OBJECTIVE:
Repeat, exactly and in full, the lines of the listing below, but without any pictures.

SUPPLIED DATA:
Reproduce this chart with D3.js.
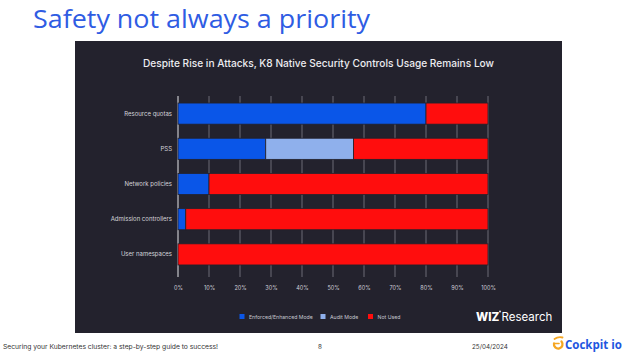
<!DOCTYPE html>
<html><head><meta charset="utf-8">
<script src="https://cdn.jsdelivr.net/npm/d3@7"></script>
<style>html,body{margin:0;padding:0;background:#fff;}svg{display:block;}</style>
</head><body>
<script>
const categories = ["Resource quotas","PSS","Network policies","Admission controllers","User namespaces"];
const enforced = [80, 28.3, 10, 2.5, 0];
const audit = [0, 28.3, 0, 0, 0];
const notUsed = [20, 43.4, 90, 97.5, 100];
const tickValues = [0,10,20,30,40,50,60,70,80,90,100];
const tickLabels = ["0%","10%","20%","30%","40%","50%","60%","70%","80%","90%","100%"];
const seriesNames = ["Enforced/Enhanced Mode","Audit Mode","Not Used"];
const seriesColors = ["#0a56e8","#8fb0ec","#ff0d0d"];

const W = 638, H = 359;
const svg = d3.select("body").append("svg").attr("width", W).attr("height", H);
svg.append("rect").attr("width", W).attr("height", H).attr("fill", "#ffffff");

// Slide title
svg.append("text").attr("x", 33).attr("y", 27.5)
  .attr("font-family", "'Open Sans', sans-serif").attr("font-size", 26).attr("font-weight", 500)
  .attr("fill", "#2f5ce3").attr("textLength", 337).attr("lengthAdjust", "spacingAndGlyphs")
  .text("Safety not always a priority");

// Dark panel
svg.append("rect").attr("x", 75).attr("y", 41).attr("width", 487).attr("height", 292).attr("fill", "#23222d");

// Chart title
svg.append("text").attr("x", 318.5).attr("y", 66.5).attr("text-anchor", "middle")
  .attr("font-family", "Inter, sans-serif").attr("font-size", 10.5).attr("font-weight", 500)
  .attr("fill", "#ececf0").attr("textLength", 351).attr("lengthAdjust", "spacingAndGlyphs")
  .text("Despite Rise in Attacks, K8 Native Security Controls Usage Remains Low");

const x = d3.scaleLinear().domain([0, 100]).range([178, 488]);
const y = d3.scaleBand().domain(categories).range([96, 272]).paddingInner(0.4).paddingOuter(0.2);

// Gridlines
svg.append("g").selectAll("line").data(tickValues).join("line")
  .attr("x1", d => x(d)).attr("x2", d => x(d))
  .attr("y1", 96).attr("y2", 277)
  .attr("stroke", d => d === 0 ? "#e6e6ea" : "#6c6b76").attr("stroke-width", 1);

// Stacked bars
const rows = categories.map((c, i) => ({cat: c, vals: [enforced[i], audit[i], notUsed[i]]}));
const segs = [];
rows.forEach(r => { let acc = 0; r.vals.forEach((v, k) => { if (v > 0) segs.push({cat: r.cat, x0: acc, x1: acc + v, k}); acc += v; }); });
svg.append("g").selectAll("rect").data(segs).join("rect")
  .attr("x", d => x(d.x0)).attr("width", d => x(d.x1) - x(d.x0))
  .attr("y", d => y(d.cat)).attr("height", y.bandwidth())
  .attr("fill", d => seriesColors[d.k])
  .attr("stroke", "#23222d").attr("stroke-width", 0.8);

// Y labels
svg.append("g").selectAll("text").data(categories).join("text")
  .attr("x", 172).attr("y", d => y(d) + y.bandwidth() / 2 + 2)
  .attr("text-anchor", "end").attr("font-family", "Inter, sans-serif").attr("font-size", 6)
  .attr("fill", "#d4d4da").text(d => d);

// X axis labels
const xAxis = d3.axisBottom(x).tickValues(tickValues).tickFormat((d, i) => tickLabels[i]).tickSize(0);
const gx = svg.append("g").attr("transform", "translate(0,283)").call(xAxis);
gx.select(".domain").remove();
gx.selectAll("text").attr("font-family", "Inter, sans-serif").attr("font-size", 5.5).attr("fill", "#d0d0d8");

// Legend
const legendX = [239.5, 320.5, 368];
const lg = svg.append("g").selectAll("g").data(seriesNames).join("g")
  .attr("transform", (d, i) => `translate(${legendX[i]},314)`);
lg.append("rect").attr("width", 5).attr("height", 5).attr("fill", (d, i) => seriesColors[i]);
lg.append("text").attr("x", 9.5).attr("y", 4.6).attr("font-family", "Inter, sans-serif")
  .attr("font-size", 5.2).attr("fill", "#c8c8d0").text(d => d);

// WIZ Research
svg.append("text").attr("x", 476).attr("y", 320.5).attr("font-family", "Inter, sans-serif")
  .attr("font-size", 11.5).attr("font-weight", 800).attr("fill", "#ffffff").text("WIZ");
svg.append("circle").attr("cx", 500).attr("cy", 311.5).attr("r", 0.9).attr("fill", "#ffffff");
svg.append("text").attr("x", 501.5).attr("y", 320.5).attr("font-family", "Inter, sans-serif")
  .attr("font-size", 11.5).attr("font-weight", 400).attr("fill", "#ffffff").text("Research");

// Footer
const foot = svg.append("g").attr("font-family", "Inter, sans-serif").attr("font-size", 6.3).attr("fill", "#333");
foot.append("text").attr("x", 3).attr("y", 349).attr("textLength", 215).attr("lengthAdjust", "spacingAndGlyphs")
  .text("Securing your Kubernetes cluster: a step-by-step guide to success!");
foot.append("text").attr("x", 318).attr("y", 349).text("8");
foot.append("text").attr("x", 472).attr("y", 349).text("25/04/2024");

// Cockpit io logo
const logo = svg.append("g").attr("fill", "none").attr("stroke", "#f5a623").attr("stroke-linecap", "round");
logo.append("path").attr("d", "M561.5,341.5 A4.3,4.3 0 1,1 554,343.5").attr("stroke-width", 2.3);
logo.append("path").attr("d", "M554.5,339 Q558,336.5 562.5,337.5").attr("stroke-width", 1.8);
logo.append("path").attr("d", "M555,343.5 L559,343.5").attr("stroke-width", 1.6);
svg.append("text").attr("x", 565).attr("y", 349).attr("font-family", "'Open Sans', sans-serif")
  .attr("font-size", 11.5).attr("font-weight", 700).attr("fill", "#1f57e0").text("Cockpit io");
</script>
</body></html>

ANSWER TO THIS PROBLEM:
Reproduce this chart with D3.js.
<!DOCTYPE html>
<html><head><meta charset="utf-8">
<script src="https://cdn.jsdelivr.net/npm/d3@7"></script>
<style>html,body{margin:0;padding:0;background:#fff;}svg{display:block;}</style>
</head><body>
<script>
const categories = ["Resource quotas","PSS","Network policies","Admission controllers","User namespaces"];
const enforced = [80, 28.3, 10, 2.5, 0];
const audit = [0, 28.3, 0, 0, 0];
const notUsed = [20, 43.4, 90, 97.5, 100];
const tickValues = [0,10,20,30,40,50,60,70,80,90,100];
const tickLabels = ["0%","10%","20%","30%","40%","50%","60%","70%","80%","90%","100%"];
const seriesNames = ["Enforced/Enhanced Mode","Audit Mode","Not Used"];
const seriesColors = ["#0a56e8","#8fb0ec","#ff0d0d"];

const W = 638, H = 359;
const svg = d3.select("body").append("svg").attr("width", W).attr("height", H);
svg.append("rect").attr("width", W).attr("height", H).attr("fill", "#ffffff");

// Slide title
svg.append("text").attr("x", 33).attr("y", 27.5)
  .attr("font-family", "'Open Sans', sans-serif").attr("font-size", 26).attr("font-weight", 500)
  .attr("fill", "#2f5ce3").attr("textLength", 337).attr("lengthAdjust", "spacingAndGlyphs")
  .text("Safety not always a priority");

// Dark panel
svg.append("rect").attr("x", 75).attr("y", 41).attr("width", 487).attr("height", 292).attr("fill", "#23222d");

// Chart title
svg.append("text").attr("x", 318.5).attr("y", 66.5).attr("text-anchor", "middle")
  .attr("font-family", "Inter, sans-serif").attr("font-size", 10.5).attr("font-weight", 500)
  .attr("fill", "#ececf0").attr("textLength", 351).attr("lengthAdjust", "spacingAndGlyphs")
  .text("Despite Rise in Attacks, K8 Native Security Controls Usage Remains Low");

const x = d3.scaleLinear().domain([0, 100]).range([178, 488]);
const y = d3.scaleBand().domain(categories).range([96, 272]).paddingInner(0.4).paddingOuter(0.2);

// Gridlines
svg.append("g").selectAll("line").data(tickValues).join("line")
  .attr("x1", d => x(d)).attr("x2", d => x(d))
  .attr("y1", 96).attr("y2", 277)
  .attr("stroke", d => d === 0 ? "#e6e6ea" : "#6c6b76").attr("stroke-width", 1);

// Stacked bars
const rows = categories.map((c, i) => ({cat: c, vals: [enforced[i], audit[i], notUsed[i]]}));
const segs = [];
rows.forEach(r => { let acc = 0; r.vals.forEach((v, k) => { if (v > 0) segs.push({cat: r.cat, x0: acc, x1: acc + v, k}); acc += v; }); });
svg.append("g").selectAll("rect").data(segs).join("rect")
  .attr("x", d => x(d.x0)).attr("width", d => x(d.x1) - x(d.x0))
  .attr("y", d => y(d.cat)).attr("height", y.bandwidth())
  .attr("fill", d => seriesColors[d.k])
  .attr("stroke", "#23222d").attr("stroke-width", 0.8);

// Y labels
svg.append("g").selectAll("text").data(categories).join("text")
  .attr("x", 172).attr("y", d => y(d) + y.bandwidth() / 2 + 2)
  .attr("text-anchor", "end").attr("font-family", "Inter, sans-serif").attr("font-size", 6)
  .attr("fill", "#d4d4da").text(d => d);

// X axis labels
const xAxis = d3.axisBottom(x).tickValues(tickValues).tickFormat((d, i) => tickLabels[i]).tickSize(0);
const gx = svg.append("g").attr("transform", "translate(0,283)").call(xAxis);
gx.select(".domain").remove();
gx.selectAll("text").attr("font-family", "Inter, sans-serif").attr("font-size", 5.5).attr("fill", "#d0d0d8");

// Legend
const legendX = [239.5, 320.5, 368];
const lg = svg.append("g").selectAll("g").data(seriesNames).join("g")
  .attr("transform", (d, i) => `translate(${legendX[i]},314)`);
lg.append("rect").attr("width", 5).attr("height", 5).attr("fill", (d, i) => seriesColors[i]);
lg.append("text").attr("x", 9.5).attr("y", 4.6).attr("font-family", "Inter, sans-serif")
  .attr("font-size", 5.2).attr("fill", "#c8c8d0").text(d => d);

// WIZ Research
svg.append("text").attr("x", 476).attr("y", 320.5).attr("font-family", "Inter, sans-serif")
  .attr("font-size", 11.5).attr("font-weight", 800).attr("fill", "#ffffff").text("WIZ");
svg.append("circle").attr("cx", 500).attr("cy", 311.5).attr("r", 0.9).attr("fill", "#ffffff");
svg.append("text").attr("x", 501.5).attr("y", 320.5).attr("font-family", "Inter, sans-serif")
  .attr("font-size", 11.5).attr("font-weight", 400).attr("fill", "#ffffff").text("Research");

// Footer
const foot = svg.append("g").attr("font-family", "Inter, sans-serif").attr("font-size", 6.3).attr("fill", "#333");
foot.append("text").attr("x", 3).attr("y", 349).attr("textLength", 215).attr("lengthAdjust", "spacingAndGlyphs")
  .text("Securing your Kubernetes cluster: a step-by-step guide to success!");
foot.append("text").attr("x", 318).attr("y", 349).text("8");
foot.append("text").attr("x", 472).attr("y", 349).text("25/04/2024");

// Cockpit io logo
const logo = svg.append("g").attr("fill", "none").attr("stroke", "#f5a623").attr("stroke-linecap", "round");
logo.append("path").attr("d", "M561.5,341.5 A4.3,4.3 0 1,1 554,343.5").attr("stroke-width", 2.3);
logo.append("path").attr("d", "M554.5,339 Q558,336.5 562.5,337.5").attr("stroke-width", 1.8);
logo.append("path").attr("d", "M555,343.5 L559,343.5").attr("stroke-width", 1.6);
svg.append("text").attr("x", 565).attr("y", 349).attr("font-family", "'Open Sans', sans-serif")
  .attr("font-size", 11.5).attr("font-weight", 700).attr("fill", "#1f57e0").text("Cockpit io");
</script>
</body></html>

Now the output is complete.